Friday, November 13, 2020

Watershed - Oct 22 2020

 

Watershed

Oct 22 2020


In this watershed year

I feel myself going downhill,

descending from the height of land

from which all water flows.

You'd think it would be easy, heading downstream,

but not when it pours

and this raging current has me.


If only I'd known

that this slippery slope

was no mere elevation;

was, instead, the continental divide

and that there was no going back.

Only water

a far horizon

the sea's unfathomed depths.


The downward slope is steep

treacherous with scree.

And as rain incessantly falls

it carries me further down;

scrambling, stumbling, slipping

unsure of the ground beneath my feet.

Not the downstream of easy going

but the downhill of loss;

my disappointed dreams,

and a protesting body

repeatedly betraying me.


If only some sign had appeared, some warning.

Even though I can't deny

that I had known all along.

Just not when

how fast

how wrong it would seem.


One fateful step either way

and all rivers flow the same.


To an ocean with the salt of tears.


To an ocean where I'll disappear.


To an ocean where life began

and will end

and then begins again,

returning to the warm fertile sea

from whence we all came.



I turned 65 earlier this year. For the many of you who haven't, please understand that you never feel that old, you are amazed by the number, and your contemporaries will all look unaccountably aged.

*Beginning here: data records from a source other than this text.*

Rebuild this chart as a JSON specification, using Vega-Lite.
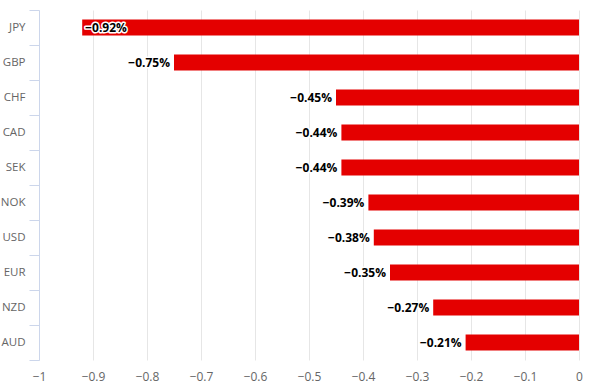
{
  "$schema": "https://vega.github.io/schema/vega-lite/v6.json",
  "width": 540,
  "height": 350,
  "autosize": "none",
  "padding": {"left": 39, "top": 10, "right": 21, "bottom": 32},
  "background": "white",
  "config": {"view": {"stroke": null}, "font": "Open Sans"},
  "data": {
    "values": [
      {"currency": "JPY", "value": -0.92},
      {"currency": "GBP", "value": -0.75},
      {"currency": "CHF", "value": -0.45},
      {"currency": "CAD", "value": -0.44},
      {"currency": "SEK", "value": -0.44},
      {"currency": "NOK", "value": -0.39},
      {"currency": "USD", "value": -0.38},
      {"currency": "EUR", "value": -0.35},
      {"currency": "NZD", "value": -0.27},
      {"currency": "AUD", "value": -0.21}
    ]
  },
  "transform": [{"calculate": "format(datum.value, '.2f') + '%'", "as": "label"}],
  "encoding": {
    "y": {
      "field": "currency", "type": "nominal", "sort": null,
      "scale": {"paddingInner": 0, "paddingOuter": 0},
      "axis": {
        "title": null, "tickBand": "extent", "domainColor": "#ccd6eb", "tickColor": "#ccd6eb",
        "tickSize": 10, "labelPadding": 4, "labelColor": "#666666", "labelFontSize": 11.5,
        "labelFont": "Open Sans", "grid": false
      }
    },
    "x": {
      "field": "value", "type": "quantitative",
      "scale": {"domain": [-1, 0], "nice": false},
      "axis": {
        "title": null, "values": [-1, -0.9, -0.8, -0.7, -0.6, -0.5, -0.4, -0.3, -0.2, -0.1, 0],
        "format": ".1~f", "domain": false, "ticks": false, "grid": true, "gridColor": "#e6e6e6",
        "labelColor": "#666666", "labelFontSize": 12, "labelPadding": 11, "labelFont": "Open Sans",
        "labelFlush": false
      }
    }
  },
  "layer": [
    {"mark": {"type": "bar", "color": "#e40000", "size": 16}},
    {
      "transform": [{"filter": "datum.value > -0.9"}],
      "mark": {"type": "text", "align": "right", "dx": -4, "fontWeight": "bold", "fontSize": 12, "stroke": "white", "strokeWidth": 3, "strokeJoin": "round", "fill": "white", "font": "Open Sans"},
      "encoding": {"text": {"field": "label"}}
    },
    {
      "transform": [{"filter": "datum.value > -0.9"}],
      "mark": {"type": "text", "align": "right", "dx": -4, "fontWeight": "bold", "fontSize": 12, "fill": "black", "font": "Open Sans"},
      "encoding": {"text": {"field": "label"}}
    },
    {
      "transform": [{"filter": "datum.value <= -0.9"}],
      "mark": {"type": "text", "align": "left", "dx": 3, "fontWeight": "bold", "fontSize": 12, "stroke": "white", "strokeWidth": 3, "strokeJoin": "round", "fill": "white", "font": "Open Sans"},
      "encoding": {"text": {"field": "label"}}
    },
    {
      "transform": [{"filter": "datum.value <= -0.9"}],
      "mark": {"type": "text", "align": "left", "dx": 3, "fontWeight": "bold", "fontSize": 12, "fill": "black", "font": "Open Sans"},
      "encoding": {"text": {"field": "label"}}
    }
  ]
}
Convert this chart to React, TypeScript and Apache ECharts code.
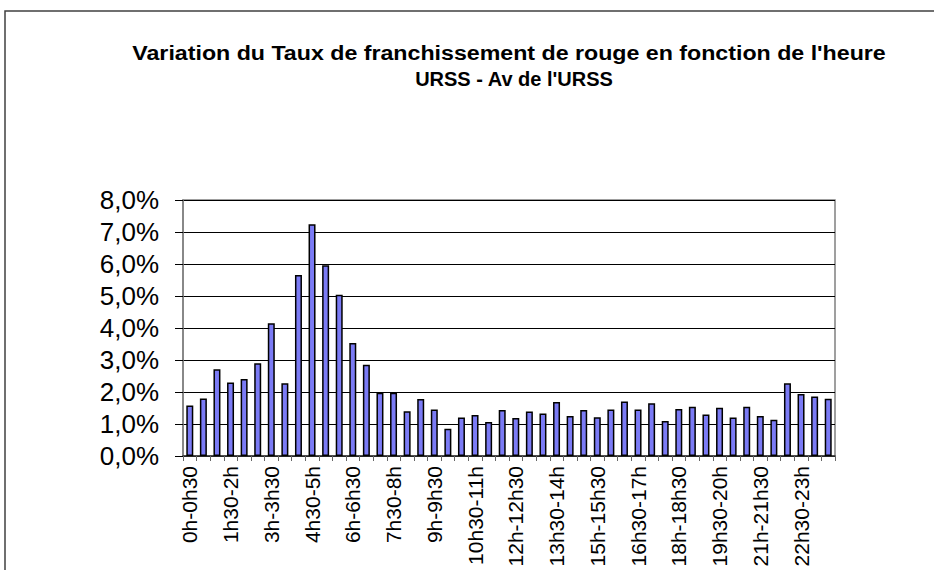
import React, { useEffect, useRef } from "react";
import * as echarts from "echarts";

const categories: string[] = [
  "0h-0h30", "0h30-1h", "1h-1h30", "1h30-2h", "2h-2h30", "2h30-3h",
  "3h-3h30", "3h30-4h", "4h-4h30", "4h30-5h", "5h-5h30", "5h30-6h",
  "6h-6h30", "6h30-7h", "7h-7h30", "7h30-8h", "8h-8h30", "8h30-9h",
  "9h-9h30", "9h30-10h", "10h-10h30", "10h30-11h", "11h-11h30", "11h30-12h",
  "12h-12h30", "12h30-13h", "13h-13h30", "13h30-14h", "14h-14h30", "14h30-15h",
  "15h-15h30", "15h30-16h", "16h-16h30", "16h30-17h", "17h-17h30", "17h30-18h",
  "18h-18h30", "18h30-19h", "19h-19h30", "19h30-20h", "20h-20h30", "20h30-21h",
  "21h-21h30", "21h30-22h", "22h-22h30", "22h30-23h", "23h-23h30", "23h30-0h",
];

// taux de franchissement (%)
const tauxValues: number[] = [
  1.58, 1.80, 2.71, 2.30, 2.41, 2.90, 4.15, 2.27, 5.66, 7.24, 5.96, 5.04,
  3.53, 2.85, 1.98, 1.98, 1.40, 1.78, 1.45, 0.85, 1.20, 1.28, 1.06, 1.44,
  1.19, 1.39, 1.33, 1.69, 1.25, 1.44, 1.21, 1.45, 1.70, 1.45, 1.65, 1.09,
  1.47, 1.54, 1.30, 1.51, 1.20, 1.54, 1.25, 1.13, 2.27, 1.94, 1.86, 1.79,
];

const titleLines: string[] = [
  "Variation du Taux de franchissement de rouge en fonction de l'heure",
  "URSS - Av de l'URSS",
];

const FONT = "'Liberation Sans', Arial, sans-serif";

export default function App() {
  const ref = useRef<HTMLDivElement>(null);
  useEffect(() => {
    if (!ref.current) return;
    const chart = echarts.init(ref.current, undefined, { renderer: "svg" });
    chart.setOption({
      animation: false,
      backgroundColor: "#ffffff",
      graphic: [
        {
          type: "rect",
          shape: { x: 5, y: 11, width: 1200, height: 1000 },
          style: { fill: "none", stroke: "#404040", lineWidth: 1.5 },
          z: 0,
        },
        {
          type: "text",
          x: 509,
          y: 53,
          scaleX: 1.16,
          style: {
            text: titleLines[0],
            font: `bold 20px ${FONT}`,
            fill: "#000",
            align: "center",
            verticalAlign: "middle",
          },
        },
        {
          type: "text",
          x: 514,
          y: 79,
          style: {
            text: titleLines[1],
            font: `bold 20px ${FONT}`,
            fill: "#000",
            align: "center",
            verticalAlign: "middle",
          },
        },
      ],
      grid: {
        left: 183,
        right: 99,
        top: 200,
        bottom: 114,
        show: true,
        borderColor: "#808080",
        borderWidth: 1.5,
        backgroundColor: "#ffffff",
      },
      xAxis: {
        type: "category",
        data: categories,
        boundaryGap: true,
        axisLine: { show: true, lineStyle: { color: "#333", width: 1.5 } },
        axisTick: {
          show: true,
          interval: 0,
          alignWithLabel: false,
          length: 5,
          lineStyle: { color: "#666" },
        },
        axisLabel: {
          interval: 2,
          rotate: 90,
          margin: 10,
          fontFamily: FONT,
          fontSize: 21,
          color: "#000",
        },
        splitLine: { show: false },
      },
      yAxis: {
        type: "value",
        min: 0,
        max: 8,
        interval: 1,
        axisLine: { show: true, lineStyle: { color: "#808080", width: 1.5 } },
        axisTick: { show: true, length: 8, lineStyle: { color: "#000" } },
        axisLabel: {
          margin: 24,
          fontFamily: FONT,
          fontSize: 26,
          color: "#000",
          formatter: (v: number) => v.toFixed(1).replace(".", ",") + "%",
        },
        splitLine: { show: true, lineStyle: { color: "#000", width: 1 } },
      },
      series: [
        {
          type: "bar",
          data: tauxValues,
          barWidth: 7,
          itemStyle: {
            color: "#7b7bf5",
            borderColor: "#000",
            borderWidth: 1.5,
          },
        },
      ],
    });
    return () => chart.dispose();
  }, []);
  return (
    <div
      ref={ref}
      style={{ position: "fixed", left: 0, top: 0, width: 934, height: 570 }}
    />
  );
}
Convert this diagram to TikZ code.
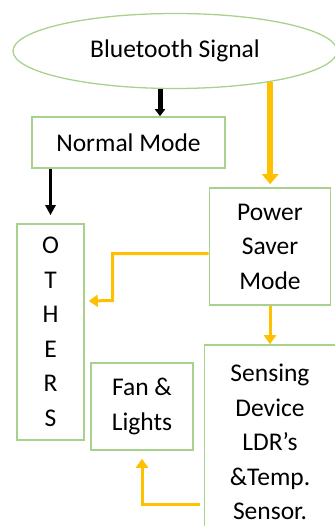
\documentclass[tikz,border=0pt]{standalone}
\usepackage{fontspec}
\setmainfont{Carlito}
\usetikzlibrary{arrows.meta,calc,positioning,shapes.geometric}
\definecolor{LineGreen}{HTML}{A9D18E}
\definecolor{Amber}{HTML}{FFC000}
\tikzset{block/.style={draw=LineGreen,line width=1.6pt,align=center,inner sep=0pt},signal/.style={ellipse,draw=LineGreen,line width=1.3pt,inner sep=0pt},fatblack/.style={-{Triangle[length=7pt,width=10pt]},line width=5pt,draw=black},fatamber/.style={-{Triangle[length=10pt,width=16pt]},line width=6pt,draw=Amber},thinblack/.style={-{Triangle[length=10pt,width=10pt]},line width=2.5pt,draw=black},thinamber/.style={-{Triangle[length=9pt,width=12pt]},line width=3pt,draw=Amber}}
\begin{document}
\begin{tikzpicture}[x=1pt,y=-1pt,every node/.style={font=\fontsize{25.5}{34.5}\selectfont}]
      \useasboundingbox (0,0) rectangle (334,526);
      \node[signal,minimum width=324pt,minimum height=75pt](bt) at (175,51){Bluetooth Signal};
      \node[block,minimum width=193pt,minimum height=51pt](normal) at (128.5,142.5){Normal Mode};
      \node[block,minimum width=67pt,minimum height=216pt](others) at (50.5,332){O\\T\\H\\E\\R\\S};
      \node[block,minimum width=121pt,minimum height=117pt](power) at (270,246.5){Power\\Saver\\Mode};
      \node[block,minimum width=131pt,minimum height=194pt](sensing) at (270,442){Sensing\\Device\\LDR’s\\\&Temp.\\Sensor.};
      \node[block,minimum width=102pt,minimum height=87pt](fan) at (142,406.5){Fan \&\\Lights};
      % arrows
      \draw[fatblack](bt.south -| 160,0)--(normal.north -| 160,0);
      \draw[fatamber](bt.-18)--([yshift=3pt]bt.-18 |- power.north);
      \draw[thinblack](normal.south -| others.north)--([yshift=8pt]others.north);
      \draw[thinamber]([yshift=-7pt]power.west)-|++(-96,47)--([xshift=4pt,yshift=31pt]others.east);
      \draw[thinamber](power.south)--(power.south |- sensing.north);
      \draw[thinamber]([yshift=-62pt,xshift=-4pt]sensing.west)-|([yshift=-8pt]fan.south);
    \end{tikzpicture}
\end{document}
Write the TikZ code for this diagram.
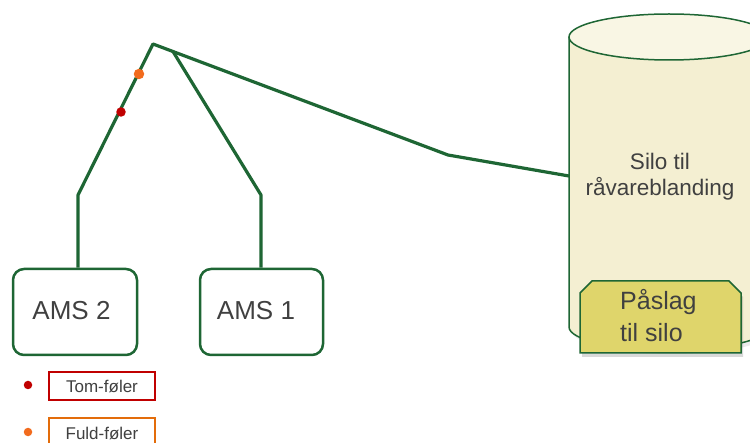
\documentclass[tikz,border=0pt]{standalone}
\usepackage{fontspec}
\setmainfont{Liberation Sans}
\definecolor{lgreen}{HTML}{1E6634}
\definecolor{tgray}{HTML}{404040}
\definecolor{cylbody}{HTML}{F4EFD2}
\definecolor{cyltop}{HTML}{F9F6E4}
\definecolor{paslagfill}{HTML}{DFD56B}
\definecolor{tomred}{HTML}{C00000}
\definecolor{fuldorange}{HTML}{E36C0A}
\definecolor{dotorange}{HTML}{F26B1D}
\begin{document}
\begin{tikzpicture}[x=1pt,y=1pt,
  wire/.style={draw=lgreen, line width=3.2pt, line join=round},
  amsbox/.style={draw=lgreen, line width=2.5pt, rounded corners=11pt, fill=white,
    minimum height=86pt, inner sep=0pt},
  amslbl/.style={text=tgray, font=\fontsize{26}{30}\selectfont, inner sep=0pt},
  cylline/.style={draw=lgreen, line width=1.5pt},
  legbox/.style={line width=2.2pt, minimum width=106pt, minimum height=28pt, inner sep=0pt, fill=white},
  leglbl/.style={text=tgray, font=\fontsize{17}{20}\selectfont, inner sep=0pt},
  sensordot/.style={circle, inner sep=0pt, minimum size=9pt}]
\useasboundingbox (0,0) rectangle (750,442);
\clip (0,0) rectangle (750,442);

% silo cylinder
\fill[black, opacity=0.08] (572,401) -- (572,111) arc[start angle=180,end angle=360,x radius=100,y radius=23] -- (772,401) -- cycle;
\fill[cylbody] (569,405) -- (569,115) arc[start angle=180,end angle=360,x radius=100,y radius=23] -- (769,405) -- cycle;
\draw[cylline] (569,405) -- (569,115) arc[start angle=180,end angle=360,x radius=100,y radius=23] -- (769,405);
\draw[cylline, fill=cyltop] (669,405) ellipse[x radius=100, y radius=23];
\coordinate (siloW) at (569,266);
\node[text=tgray, font=\fontsize{22.5}{26}\selectfont, align=center] (silotxt) at (660,265) {Silo til\\råvareblanding};

% paaslag box
\fill[black, opacity=0.15] (582,85) -- (582,145) -- (594,157) -- (731,157) -- (743,145) -- (743,85) -- cycle;
\draw[lgreen, line width=1.5pt, fill=paslagfill] (580,89) -- (580,149) -- (592,161) -- (729,161) -- (741,149) -- (741,89) -- cycle;
\node[anchor=base west, text=tgray, font=\fontsize{25}{30}\selectfont, inner sep=0pt] (pas1) at (620,132) {Påslag};
\node[anchor=base west, text=tgray, font=\fontsize{25}{30}\selectfont, inner sep=0pt] (pas2) at (620,100) {til silo};

% AMS boxes
\node[amsbox, minimum width=124pt] (ams2) at (75,130) {};
\node[amslbl] (ams2t) at (71.5,131) {AMS 2};
\node[amsbox, minimum width=123pt] (ams1) at (261.5,130) {};
\node[amslbl] (ams1t) at (256,131) {AMS 1};

% pipes
\coordinate (b2) at (78,247);
\coordinate (apex) at (153,398);
\coordinate (kink) at (448,287);
\coordinate (b1) at (261,247);
\coordinate (join) at (173,390.5);
\draw[wire] (ams2.north -| b2) -- (b2) -- (apex) -- (kink) -- (siloW);
\draw[wire] (ams1.north -| b1) -- (b1) -- (join);

% sensors on pipe
\node[sensordot, fill=dotorange, minimum size=10.5pt] (fuldsens) at (139,368) {};
\node[sensordot, fill=tomred, minimum size=9.5pt] (tomsens) at (121,330) {};

% legend
\node[sensordot, fill=tomred, minimum size=8.5pt] (tomdot) at (28,57) {};
\node[legbox, draw=tomred] (tombox) at (102,56) {};
\node[leglbl] (tomtxt) at (102,56) {Tom-føler};
\node[sensordot, fill=dotorange, minimum size=8.5pt] (fulddot) at (28,10) {};
\node[legbox, draw=fuldorange] (fuldbox) at (102,10) {};
\node[leglbl] (fuldtxt) at (102,9) {Fuld-føler};
\end{tikzpicture}
\end{document}
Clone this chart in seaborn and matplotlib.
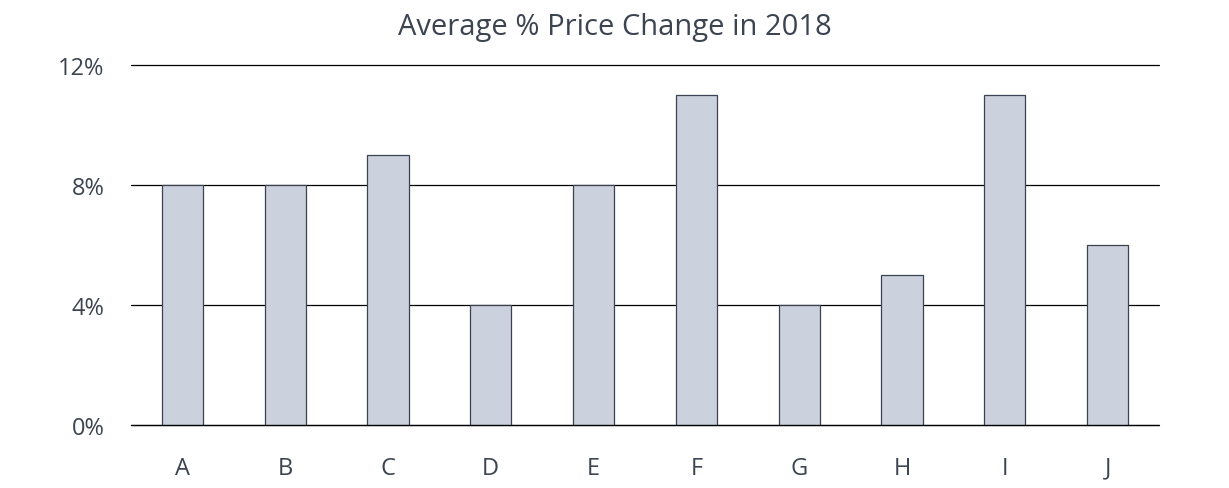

It's a highly symbolic year, but for me this symbolism became unexpectedly real. First, 2020 – the pandemic year-- was a lousy one for just about everyone. But for me, there were several things that happened (or didn't!) that made me feel not only my age for the first time, but that there was no going back. That is, a watershed year.

Which is where the poem began. A way, perhaps, to write myself out of my negativity by circling around the issue with metaphor and detachment.

For the last half year or so I have given up paper and pen and write directly on the computer keyboard. So there is no crumpled piece of paper full of cross-outs and palimpsest to show my process. In this case, though, no need: these words went down on the screen almost exactly as you see them now; so except for a few minor tweaks on the way, the rough draft pretty much became the final version. I began with a single idea, relied on long practice, and then surrendered to my stream of consciousness.

I did end with a little hopefulness, though: a nod to transformation, the generative ocean, the cycle of life.